5.4.3. Nested Case Table
The following shows the use of nested case tables to achieve the effect of a credit application test, from an example in the DMN specification.
post_bureau_risk_category: Terminology_term
Result := case existing_customer in
========================================
True: case
appl_risk_score
in
--------------------------------
|≤120|: case
credit_score
in
--------------------
|<590|: #HIGH,
|590..610|: #MEDIUM,
|>610|: #LOW
--------------------
;,
|>120|: case
credit_score
in
--------------------
|<600|: #HIGH,
|600..625|: #MEDIUM,
|>625|: #LOW
--------------------
;
--------------------------------
;,
False: case
appl_risk_score
in
--------------------------------
|≤100|: case
credit_score
in
--------------------
|<580|: #HIGH,
|580..600|: #MEDIUM,
|>600|: #LOW
--------------------
;,
|>100|: case
credit_score
in
--------------------
|<590|: #HIGH,
|590..615|: #MEDIUM,
|>615|: #LOW
--------------------
;
--------------------------------
;
========================================
;
;
5.4.4. Multi-dimensional Case Table (experimental)
The credit assessment example above can be recoded as a sparse table.

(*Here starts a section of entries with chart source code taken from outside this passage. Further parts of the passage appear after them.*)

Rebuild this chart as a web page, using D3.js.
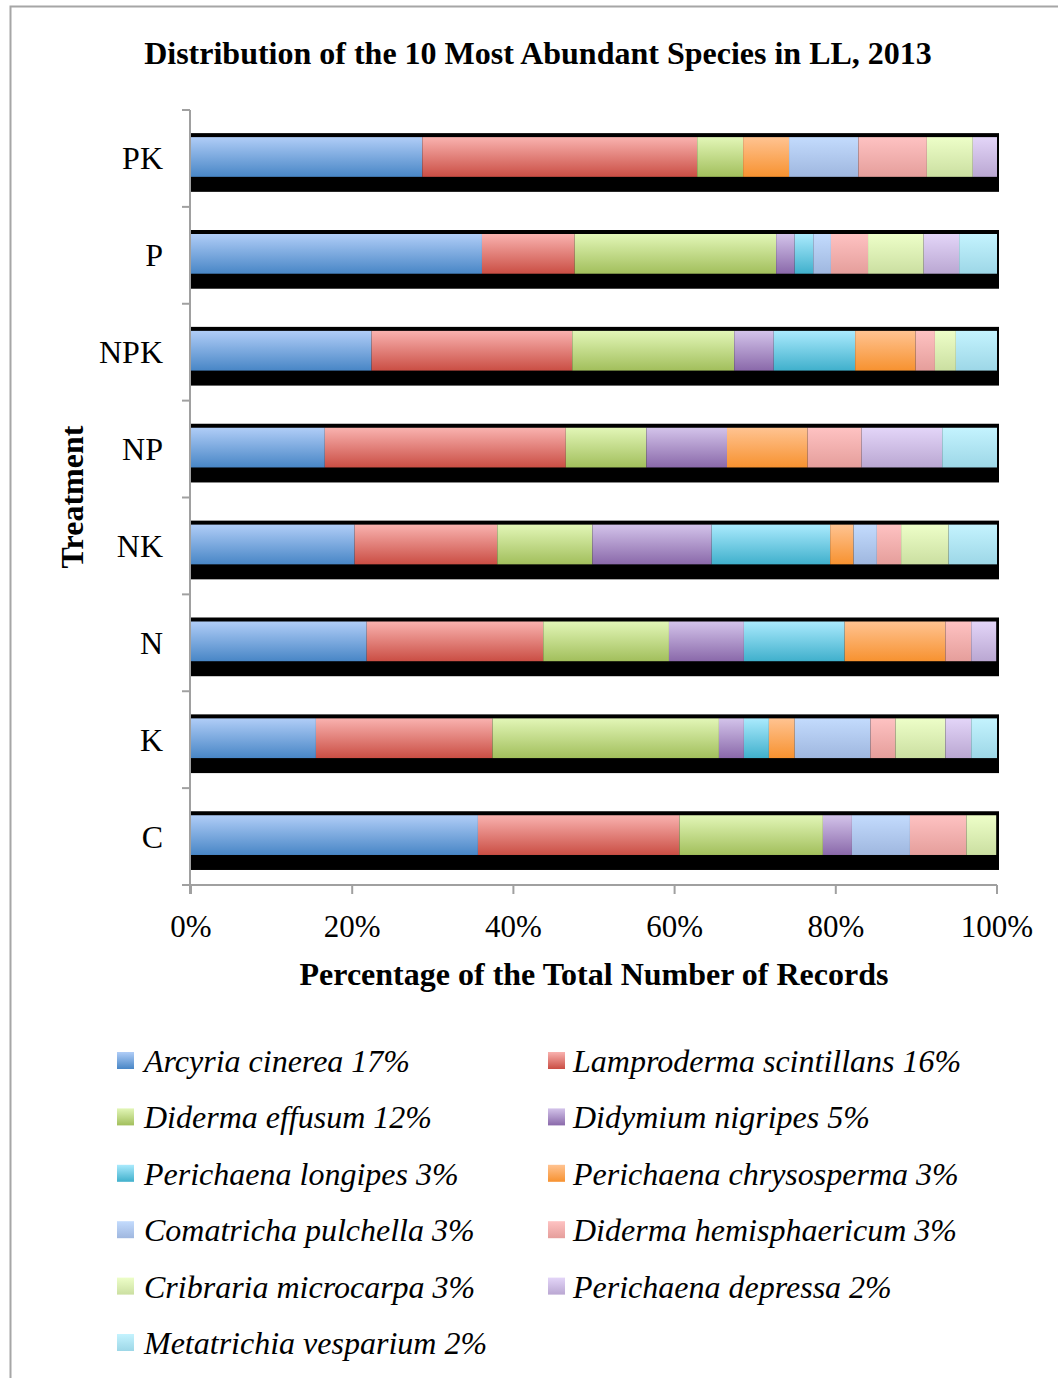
<!DOCTYPE html>
<html>
<head>
<meta charset="utf-8">
<script src="https://cdn.jsdelivr.net/npm/d3@7"></script>
<style>
  body { margin: 0; background: #fff; }
  svg { display: block; font-family: "Liberation Serif", "Times New Roman", serif; }
</style>
</head>
<body>
<svg width="1058" height="1378"></svg>
<script>
// Treatments, top to bottom as drawn
const treatments = ["PK", "P", "NPK", "NP", "NK", "N", "K", "C"];

// Species names and overall share shown in the legend
const species = [
    "Arcyria cinerea", "Lamproderma scintillans", "Diderma effusum", "Didymium nigripes",
    "Perichaena longipes", "Perichaena chrysosperma", "Comatricha pulchella",
    "Diderma hemisphaericum", "Cribraria microcarpa", "Perichaena depressa", "Metatrichia vesparium"
];
const overall = [17, 16, 12, 5, 3, 3, 3, 3, 3, 2, 2];

// Percent of records per treatment, one array per species (order = treatments)
const arcyria     = [28.7, 36.1, 22.4, 16.6, 20.3, 21.8, 15.5, 35.6];
const lamproderma = [34.1, 11.5, 24.9, 29.9, 17.7, 21.9, 21.9, 25.0];
const dEffusum    = [5.7, 25.0, 20.1, 10.0, 11.8, 15.6, 28.1, 17.8];
const didymium    = [0, 2.3, 4.9, 10.0, 14.8, 9.3, 3.1, 3.6];
const pLongipes   = [0, 2.3, 10.1, 0, 14.7, 12.5, 3.1, 0];
const pChryso     = [5.7, 0, 7.5, 10.0, 2.9, 12.5, 3.2, 0];
const comatricha  = [8.6, 2.2, 0, 0, 2.9, 0, 9.4, 7.2];
const dHemi       = [8.5, 4.6, 2.4, 6.7, 3.0, 3.2, 3.1, 7.0];
const cribraria   = [5.7, 6.9, 2.6, 0, 5.9, 0, 6.2, 3.7];
const pDepressa   = [3.0, 4.4, 0, 10.0, 0, 3.1, 3.2, 0];
const metatrichia = [0, 4.7, 5.1, 6.8, 6.0, 0, 3.2, 0];

const seriesValues = [arcyria, lamproderma, dEffusum, didymium, pLongipes, pChryso,
    comatricha, dHemi, cribraria, pDepressa, metatrichia];

const xTicks = [0, 20, 40, 60, 80, 100];

// Gradient colours: [top, bottom]
const gradColors = [
    ["#b0cdf7", "#4886c6"], ["#f9b2af", "#ca4e44"], ["#e2f6b7", "#a2bf5c"],
    ["#d3c3ea", "#8a69aa"], ["#aaeafd", "#40b0cc"], ["#ffc391", "#f79230"],
    ["#c3dbfd", "#9fb7df"], ["#fec2c2", "#e59e9b"], ["#edfec8", "#cbdfa1"],
    ["#e3d5f8", "#baa7d2"], ["#c4f3fe", "#9dd7e7"]
];

const svg = d3.select("svg");

// Build table rows for stacking
const rows = treatments.map((t, i) => {
    const r = { treatment: t };
    species.forEach((s, j) => { r[s] = seriesValues[j][i]; });
    return r;
});
const stacked = d3.stack().keys(species)(rows);

const margin = { left: 191, right: 997, top: 110, bottom: 885 };
const x = d3.scaleLinear().domain([0, 100]).range([margin.left, margin.right]);
const y = d3.scaleBand().domain(treatments).range([margin.top, margin.bottom]);
const bw = y.bandwidth();

// Gradients
const defs = svg.append("defs");
gradColors.forEach((c, i) => {
    const g = defs.append("linearGradient").attr("id", "g" + i)
        .attr("x1", 0).attr("y1", 0).attr("x2", 0).attr("y2", 1);
    g.append("stop").attr("offset", "0%").attr("stop-color", c[0]);
    g.append("stop").attr("offset", "100%").attr("stop-color", c[1]);
});

// Outer frame (only top and left edges are visible)
svg.append("path").attr("d", "M10.5,1378 V6.5 H1058")
    .attr("fill", "none").attr("stroke", "#a6a6a6").attr("stroke-width", 2);

// Title
svg.append("text").attr("x", 538).attr("y", 64).attr("text-anchor", "middle")
    .style("font-weight", "bold").style("font-size", "32px")
    .text("Distribution of the 10 Most Abundant Species in LL, 2013");

// Black shadow behind each bar
const barTop = t => y(t) + bw * 0.28;
const barH = bw * 0.41;
svg.append("g").selectAll("rect").data(treatments).join("rect")
    .attr("x", x(0))
    .attr("y", d => barTop(d) - 4)
    .attr("width", x(100) - x(0) + 2)
    .attr("height", barH + 19)
    .attr("fill", "#000");

// Stacked segments
svg.append("g").selectAll("g").data(stacked).join("g")
    .attr("fill", (d, i) => "url(#g" + i + ")")
    .selectAll("rect").data(d => d.filter(p => p[1] - p[0] > 0)).join("rect")
    .attr("x", d => x(d[0]))
    .attr("y", d => barTop(d.data.treatment))
    .attr("width", d => x(d[1]) - x(d[0]))
    .attr("height", barH);

// Y axis
const yAxis = svg.append("g").attr("transform", "translate(190,0)");
yAxis.append("line").attr("x1", 0).attr("x2", 0).attr("y1", margin.top).attr("y2", margin.bottom + 9)
    .attr("stroke", "#a0a0a0").attr("stroke-width", 2);
const yTickPos = treatments.map(t => y(t)).concat([margin.bottom]);
yAxis.selectAll("line.tk").data(yTickPos).join("line").attr("class", "tk")
    .attr("x1", -8).attr("x2", 0).attr("y1", d => d).attr("y2", d => d)
    .attr("stroke", "#a0a0a0").attr("stroke-width", 2);
yAxis.selectAll("text").data(treatments).join("text")
    .attr("x", -27).attr("y", d => y(d) + bw / 2 + 11)
    .attr("text-anchor", "end").style("font-size", "32px")
    .text(d => d);

// X axis
const xAxis = svg.append("g");
xAxis.append("line").attr("x1", 182).attr("x2", x(100)).attr("y1", margin.bottom).attr("y2", margin.bottom)
    .attr("stroke", "#a0a0a0").attr("stroke-width", 2);
xAxis.selectAll("line.tk").data(xTicks).join("line").attr("class", "tk")
    .attr("x1", d => x(d)).attr("x2", d => x(d)).attr("y1", margin.bottom).attr("y2", margin.bottom + 9)
    .attr("stroke", "#a0a0a0").attr("stroke-width", 2);
xAxis.selectAll("text").data(xTicks).join("text")
    .attr("x", d => x(d)).attr("y", 937)
    .attr("text-anchor", "middle").style("font-size", "31px")
    .text(d => d + "%");

// Axis titles
svg.append("text").attr("x", 594).attr("y", 985).attr("text-anchor", "middle")
    .style("font-weight", "bold").style("font-size", "32px")
    .text("Percentage of the Total Number of Records");
svg.append("text").attr("transform", "translate(83,497) rotate(-90)").attr("text-anchor", "middle")
    .style("font-weight", "bold").style("font-size", "32px")
    .text("Treatment");

// Legend
const legend = svg.append("g").selectAll("g").data(species).join("g")
    .attr("transform", (d, i) => `translate(${i % 2 === 0 ? 117 : 548},${1061 + Math.floor(i / 2) * 56.4})`);
legend.append("rect").attr("x", 0).attr("y", -9).attr("width", 17).attr("height", 17)
    .attr("fill", (d, i) => "url(#g" + i + ")");
legend.append("text").attr("x", (d, i) => i % 2 === 0 ? 27 : 25).attr("y", 11)
    .style("font-style", "italic").style("font-size", "32px")
    .text((d, i) => d + " " + overall[i] + "%");
</script>
</body>
</html>
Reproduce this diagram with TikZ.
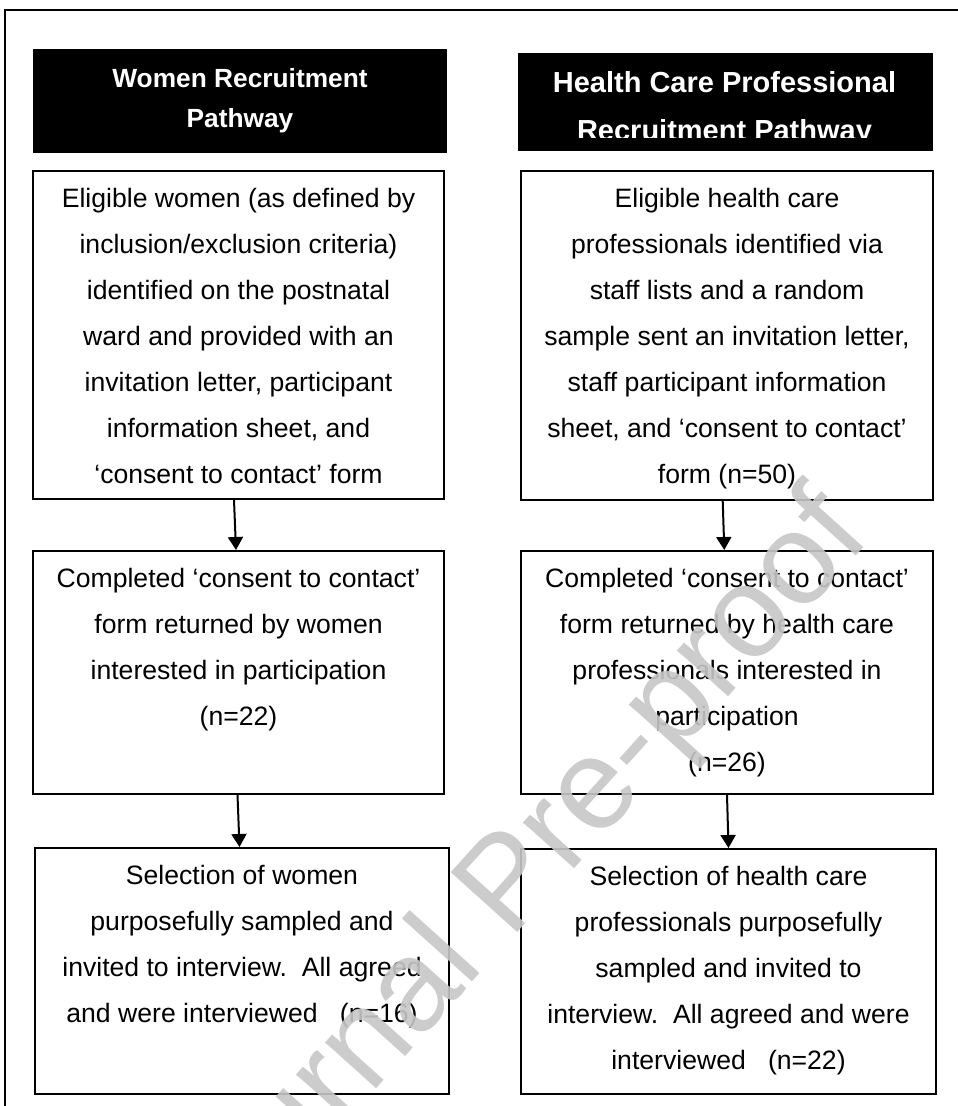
\documentclass[tikz,border=0pt]{standalone}
\usepackage{fontspec}
\setmainfont{Liberation Sans}
\usetikzlibrary{arrows.meta}
\begin{document}
\begin{tikzpicture}[x=0.5pt,y=-0.5pt,
  head/.style={fill=black,text=white,align=center,inner sep=0pt},
  stage/.style 2 args={draw,line width=1pt,inner sep=0pt,anchor=north,
    font=\fontsize{13.3pt}{23pt}\selectfont,
    execute at begin node={\begin{minipage}[c][#2][t]{#1}\centering\rule{0pt}{18.25pt}},
    execute at end node={\end{minipage}}},
  flow/.style={-{Triangle[width=7.5pt,length=6.5pt]},line width=1pt},
  stamp/.style={text=black!22,text opacity=0.9,font=\fontsize{65pt}{65pt}\selectfont,rotate=48}]
\useasboundingbox (0,0) rectangle (957,1106);
\draw[line width=1.25pt] (5,1106) -- (5,10) -- (960,10);
\node[head,minimum width=207pt,minimum height=52pt,font=\bfseries\fontsize{13.15pt}{20pt}\selectfont] (W0) at (240,101) {Women Recruitment\\Pathway};
\node[head,minimum width=207.5pt,minimum height=49pt] (H0) at (725.5,102) {};
\begin{scope}
\clip (518,53) rectangle (933,138);
\node[head,font=\bfseries\fontsize{14.5pt}{24pt}\selectfont] (H0t) at (724.5,108.6) {Health Care Professional\\Recruitment Pathway};
\end{scope}
\node[stage={205.5pt}{164pt}] (W1) at (238.5,170) {Eligible women (as defined by\\inclusion/exclusion criteria)\\identified on the postnatal\\ward and provided with an\\invitation letter, participant\\information sheet, and\\‘consent to contact’ form};
\node[stage={206pt}{164.5pt}] (H1) at (727,170) {Eligible health care\\professionals identified via\\staff lists and a random\\sample sent an invitation letter,\\staff participant information\\sheet, and ‘consent to contact’\\form (n=50)};
\node[stage={205.5pt}{121.5pt}] (W2) at (238.5,550) {Completed ‘consent to contact’\\form returned by women\\interested in participation\\(n=22)};
\node[stage={206pt}{121.5pt}] (H2) at (727,550) {Completed ‘consent to contact’\\form returned by health care\\professionals interested in\\participation\\(n=26)};
\node[stage={207pt}{123pt}] (W3) at (242,847) {Selection of women\\purposefully sampled and\\invited to interview.\ \ All agreed\\and were interviewed\ \ \ (n=16)};
\node[stage={207.5pt}{122.5pt}] (H3) at (728.5,848) {Selection of health care\\professionals purposefully\\sampled and invited to\\interview.\ \ All agreed and were\\interviewed\ \ \ (n=22)};
\path
  ([xshift=-2.25pt]W1.south) edge[flow] ([xshift=-1.25pt]W2.north)
  ([xshift=-0.5pt]W2.south) edge[flow] ([xshift=-1.25pt]W3.north)
  ([xshift=-2.15pt]H1.south) edge[flow] ([xshift=-1.35pt]H2.north)
  (H2.south) edge[flow] (H3.north)
;
\node[stamp] (wm) at (512,888) {Journal Pre-proof};
\end{tikzpicture}
\end{document}
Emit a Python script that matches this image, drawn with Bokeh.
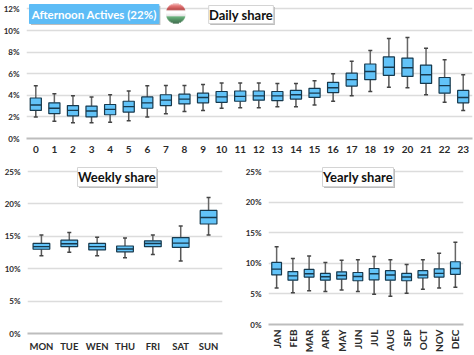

post_bureau_risk_category := multicase
=======================================================================================
{existing_customer, appl_risk_score, credit_score} in
---------------------------------------------------------------------------------------
True: |≤120|: |<590|: #HIGH,
|590..610|: #MEDIUM,
|>610|: #LOW;
-------------------------------------------------------------------
|>120|: |<600|: #HIGH,
|600..625|: #MEDIUM,
|>625|: #LOW;
,
----------------------------------------------------------------------------------------
False: |≤100|: |<580|: #HIGH,
|580..600|: #MEDIUM,
|>600|: #LOW;
-------------------------------------------------------------------
|>100|: |<590|: #HIGH,
|590..615|: #MEDIUM,
|>615|: #LOW;
;
=======================================================================================
;
5.4.5. Two-dimensional Tables (experimental)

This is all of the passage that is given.